------ Dataset section ------

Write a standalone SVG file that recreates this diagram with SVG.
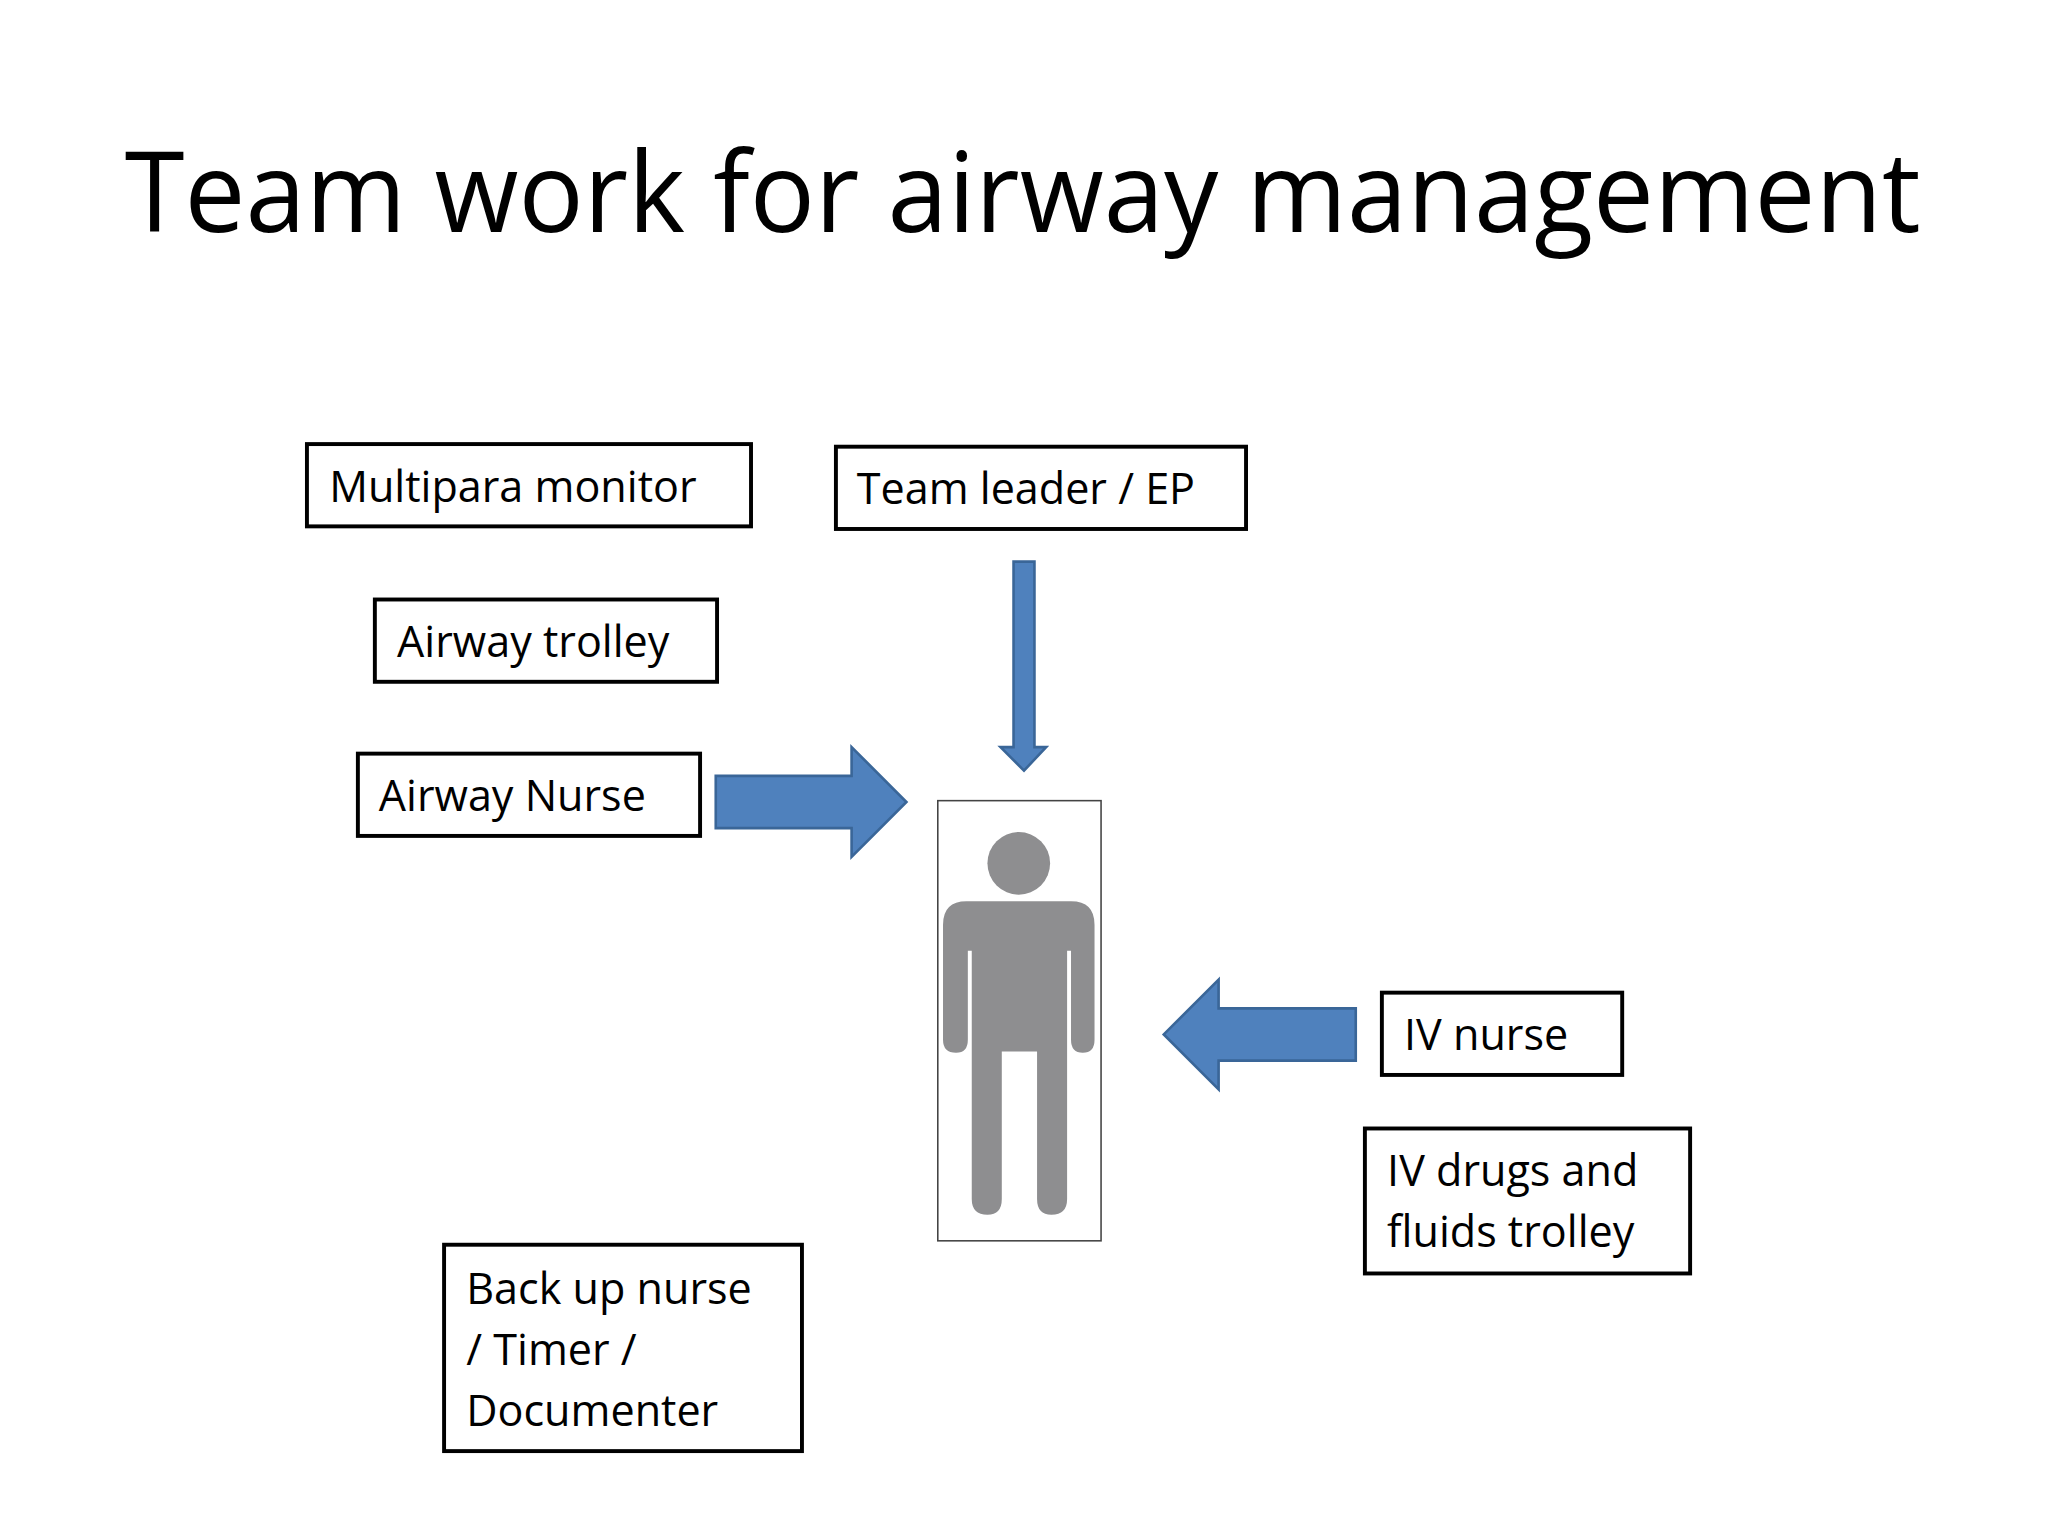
<svg xmlns="http://www.w3.org/2000/svg" width="2048" height="1536" viewBox="0 0 2048 1536">
<style>
.box{fill:#fff;stroke:#000;stroke-width:3}
.t{font-family:"Open Sans","Liberation Sans",sans-serif;font-size:33px;fill:#000}
.arr{fill:#4F81BD;stroke:#3A6698;stroke-width:2}
</style>
<rect width="2048" height="1536" fill="#fff"/>
<g transform="scale(1.30612)">
<text x="783" y="178" text-anchor="middle" font-family="Open Sans, Liberation Sans, sans-serif" font-size="86" textLength="1375" lengthAdjust="spacingAndGlyphs">Team work for airway management</text>
<g id="patient">
<rect x="718" y="613" width="125" height="337" fill="#fff" stroke="#444" stroke-width="1.2"/>
<circle cx="780" cy="661" r="24" fill="#8E8E90"/>
<path d="M740,690 H820 Q838,690 838,708 V796 Q838,806 829,806 Q820,806 820,796 V728 H817 V918 Q817,930 805,930 Q794,930 794,918 V805 H767 V918 Q767,930 756,930 Q744,930 744,918 V728 H741 V796 Q741,806 732,806 Q722,806 722,796 V708 Q722,690 740,690 Z" fill="#8E8E90"/>
</g>
<g id="connectors">
<path class="arr" d="M776,430 H792 V572 H801 L784,590 L766,572 H776 Z"/>
<path class="arr" d="M548,594 H652 V572 L694,614 L652,656 V634 H548 Z"/>
<path class="arr" d="M1038,772 H933 V750 L891,792 L933,834 V812 H1038 Z"/>
</g>
<g id="multipara"><rect class="box" x="235" y="340" width="340" height="63"/><text class="t" x="252" y="384">Multipara monitor</text></g>
<g id="teamleader"><rect class="box" x="640" y="342" width="314" height="63"/><text class="t" x="656" y="386">Team leader / EP</text></g>
<g id="trolley"><rect class="box" x="287" y="459" width="262" height="63"/><text class="t" x="304" y="503">Airway trolley</text></g>
<g id="airwaynurse"><rect class="box" x="274" y="577" width="262" height="63"/><text class="t" x="290" y="621">Airway Nurse</text></g>
<g id="ivnurse"><rect class="box" x="1058" y="760" width="184" height="63"/><text class="t" x="1075" y="804">IV nurse</text></g>
<g id="ivdrugs"><rect class="box" x="1045" y="864" width="249" height="111"/><text class="t" x="1062" y="908">IV drugs and</text><text class="t" x="1062" y="955">fluids trolley</text></g>
<g id="backup"><rect class="box" x="340" y="953" width="274" height="158"/><text class="t" x="357" y="998">Back up nurse</text><text class="t" x="357" y="1045">/ Timer /</text><text class="t" x="357" y="1092">Documenter</text></g>
</g>
</svg>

------

*Direction:* Copy the whole listing above word for word but do not carry over the pictures.

*Task output:*
Write a standalone SVG file that recreates this diagram with SVG.
<svg xmlns="http://www.w3.org/2000/svg" width="2048" height="1536" viewBox="0 0 2048 1536">
<style>
.box{fill:#fff;stroke:#000;stroke-width:3}
.t{font-family:"Open Sans","Liberation Sans",sans-serif;font-size:33px;fill:#000}
.arr{fill:#4F81BD;stroke:#3A6698;stroke-width:2}
</style>
<rect width="2048" height="1536" fill="#fff"/>
<g transform="scale(1.30612)">
<text x="783" y="178" text-anchor="middle" font-family="Open Sans, Liberation Sans, sans-serif" font-size="86" textLength="1375" lengthAdjust="spacingAndGlyphs">Team work for airway management</text>
<g id="patient">
<rect x="718" y="613" width="125" height="337" fill="#fff" stroke="#444" stroke-width="1.2"/>
<circle cx="780" cy="661" r="24" fill="#8E8E90"/>
<path d="M740,690 H820 Q838,690 838,708 V796 Q838,806 829,806 Q820,806 820,796 V728 H817 V918 Q817,930 805,930 Q794,930 794,918 V805 H767 V918 Q767,930 756,930 Q744,930 744,918 V728 H741 V796 Q741,806 732,806 Q722,806 722,796 V708 Q722,690 740,690 Z" fill="#8E8E90"/>
</g>
<g id="connectors">
<path class="arr" d="M776,430 H792 V572 H801 L784,590 L766,572 H776 Z"/>
<path class="arr" d="M548,594 H652 V572 L694,614 L652,656 V634 H548 Z"/>
<path class="arr" d="M1038,772 H933 V750 L891,792 L933,834 V812 H1038 Z"/>
</g>
<g id="multipara"><rect class="box" x="235" y="340" width="340" height="63"/><text class="t" x="252" y="384">Multipara monitor</text></g>
<g id="teamleader"><rect class="box" x="640" y="342" width="314" height="63"/><text class="t" x="656" y="386">Team leader / EP</text></g>
<g id="trolley"><rect class="box" x="287" y="459" width="262" height="63"/><text class="t" x="304" y="503">Airway trolley</text></g>
<g id="airwaynurse"><rect class="box" x="274" y="577" width="262" height="63"/><text class="t" x="290" y="621">Airway Nurse</text></g>
<g id="ivnurse"><rect class="box" x="1058" y="760" width="184" height="63"/><text class="t" x="1075" y="804">IV nurse</text></g>
<g id="ivdrugs"><rect class="box" x="1045" y="864" width="249" height="111"/><text class="t" x="1062" y="908">IV drugs and</text><text class="t" x="1062" y="955">fluids trolley</text></g>
<g id="backup"><rect class="box" x="340" y="953" width="274" height="158"/><text class="t" x="357" y="998">Back up nurse</text><text class="t" x="357" y="1045">/ Timer /</text><text class="t" x="357" y="1092">Documenter</text></g>
</g>
</svg>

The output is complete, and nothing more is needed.